We can understand this pattern by thinking about how squares are built using small blocks or dots. Let's imagine we are building squares:

To make a $$1 \times 1$$ square, we use 1 block. (This represents the first odd number, 1).

To make a $$2 \times 2$$ square, we need a total of 4 blocks. We already have a $$1 \times 1$$ square (1 block). So, we need to add $$4 - 1 = 3$$ more blocks. We can add these 3 blocks in an L-shape around the existing $$1 \times 1$$ square to complete the $$2 \times 2$$ square. (This represents the second odd number, 3).

So, the sum of the first 2 odd numbers ($$1 + 3$$) gives us the total number of blocks for a $$2 \times 2$$ square ($$4$$ blocks or $$2^2$$).

**step5** Continuing the visual pattern

Now, let's make a $$3 \times 3$$ square. We need a total of 9 blocks. We already have a $$2 \times 2$$ square (4 blocks). So, we need to add $$9 - 4 = 5$$ more blocks. We can add these 5 blocks in an L-shape around the existing $$2 \times 2$$ square to complete the $$3 \times 3$$ square. (This represents the third odd number, 5).

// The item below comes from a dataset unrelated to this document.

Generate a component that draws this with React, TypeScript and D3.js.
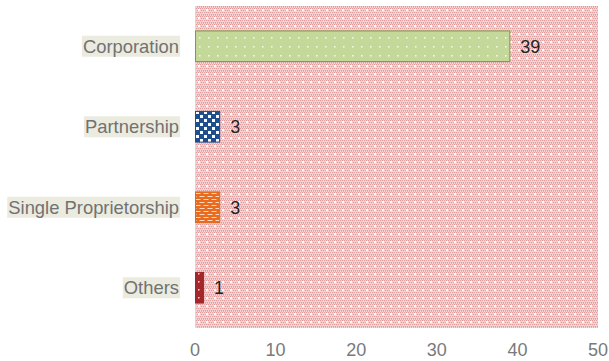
import React from "react";
import * as d3 from "d3";

const categories = ["Corporation", "Partnership", "Single Proprietorship", "Others"];
const values = [39, 3, 3, 1];
const xTicks = [0, 10, 20, 30, 40, 50];

const W = 609;
const H = 361;
const margin = { top: 6, right: 11, bottom: 33, left: 195 };

const fills = ["url(#pGreen)", "url(#pBlue)", "url(#pOrange)", "url(#pRed)"];
const strokes = ["#7f9a4a", "#1f4e8c", "#e4691f", "#a0282a"];

export default function App() {
  const iw = W - margin.left - margin.right;
  const ih = H - margin.top - margin.bottom;
  const x = d3.scaleLinear().domain([0, 50]).range([0, iw]);
  const y = d3.scaleBand().domain(categories).range([0, ih]).paddingInner(0.62).paddingOuter(0.31);

  return (
    <svg width={W} height={H} style={{ position: "absolute", left: 0, top: 0, fontFamily: "Liberation Sans, Arial, sans-serif" }}>
      <defs>
        <pattern id="pBg" width="8" height="8" patternUnits="userSpaceOnUse">
          <rect width="8" height="8" fill="#f6dada" />
          {d3.range(0, 8, 2).map((i) =>
            d3.range(0, 8, 2).map((j) => (
              <rect key={`${i}-${j}`} x={i + ((j / 2) % 2)} y={j} width="1.2" height="1.2" fill="#e39a9a" />
            ))
          )}
          {d3.range(0, 8, 2).map((i) => (
            <rect key={`l${i}`} x={i} y={1} width="1" height="1" fill="#eab0b0" />
          ))}
          <rect x="3" y="3" width="2" height="2" fill="#ffffff" />
        </pattern>
        <pattern id="pGreen" width="9" height="9" patternUnits="userSpaceOnUse">
          <rect width="9" height="9" fill="#c3d899" />
          <rect x="4" y="4" width="1.6" height="1.6" fill="#f2f7e6" />
        </pattern>
        <pattern id="pBlue" width="8" height="8" patternUnits="userSpaceOnUse">
          <rect width="8" height="8" fill="#1f4e8c" />
          <rect x="1" y="1" width="3" height="3" fill="#ffffff" />
          <rect x="5" y="5" width="3" height="3" fill="#ffffff" />
        </pattern>
        <pattern id="pOrange" width="8" height="6" patternUnits="userSpaceOnUse">
          <rect width="8" height="6" fill="#e86b1f" />
          <rect x="0.5" y="1" width="5" height="1" fill="#fbd9c2" />
          <rect x="4.5" y="4" width="5" height="1" fill="#fbd9c2" />
          <rect x="-3.5" y="4" width="5" height="1" fill="#fbd9c2" />
        </pattern>
        <pattern id="pRed" width="8" height="8" patternUnits="userSpaceOnUse">
          <rect width="8" height="8" fill="#a3282b" />
          <rect x="3" y="3" width="1.5" height="1.5" fill="#f3d6d6" />
        </pattern>
      </defs>
      <g transform={`translate(${margin.left},${margin.top})`}>
        <rect x={0} y={0} width={iw} height={ih} fill="url(#pBg)" />
        <line x1={0.5} x2={0.5} y1={0} y2={ih} stroke="#d9d9d9" strokeWidth={1} />
        {categories.map((c, i) => {
          const by = y(c)!;
          const bw = x(values[i]);
          return (
            <g key={c}>
              <rect x={0.5} y={by} width={bw} height={y.bandwidth()} fill={fills[i]} stroke={strokes[i]} strokeWidth={1} />
              <text x={bw + 11} y={by + y.bandwidth() / 2} dy="0.36em" fontSize={18} fill="#222222">
                {values[i]}
              </text>
            </g>
          );
        })}
        {categories.map((c) => {
          const cy = y(c)! + y.bandwidth() / 2;
          return (
            <g key={`lab-${c}`}>
              <CategoryLabel text={c} x={-16} y={cy} />
            </g>
          );
        })}
        {xTicks.map((t) => (
          <text key={t} x={x(t)} y={ih + 28} textAnchor="middle" fontSize={18} fill="#7a7a7a">
            {t}
          </text>
        ))}
      </g>
    </svg>
  );
}

function CategoryLabel({ text, x, y }: { text: string; x: number; y: number }) {
  const ref = React.useRef<SVGTextElement>(null);
  const [box, setBox] = React.useState<{ w: number } | null>(null);
  React.useEffect(() => {
    if (ref.current) setBox({ w: ref.current.getBBox().width });
  }, [text]);
  return (
    <g>
      {box && <rect x={x - box.w - 1} y={y - 10.5} width={box.w + 2} height={21} fill="#ebebe0" />}
      <text ref={ref} x={x} y={y} dy="0.36em" textAnchor="end" fontSize={18.4} fill="#727272">
        {text}
      </text>
    </g>
  );
}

Thus, the sum of the first 3 odd numbers ($$1 + 3 + 5$$) gives us the total number of blocks for a $$3 \times 3$$ square ($$9$$ blocks or $$3^2$$).

**step6** Generalizing the visual explanation

This visual pattern continues for any number of odd numbers. Each time we add the next consecutive odd number, we are essentially adding a new L-shaped border of blocks to the current square to form the next larger square.

When we add the first 'n' odd numbers, we are continuously building up squares until we form an 'n' by 'n' square. An 'n' by 'n' square contains 'n' rows of 'n' blocks, totaling $$n \times n$$ blocks, which is $$n^2$$. This shows that the sum of the first 'n' odd numbers is indeed $$n^2$$.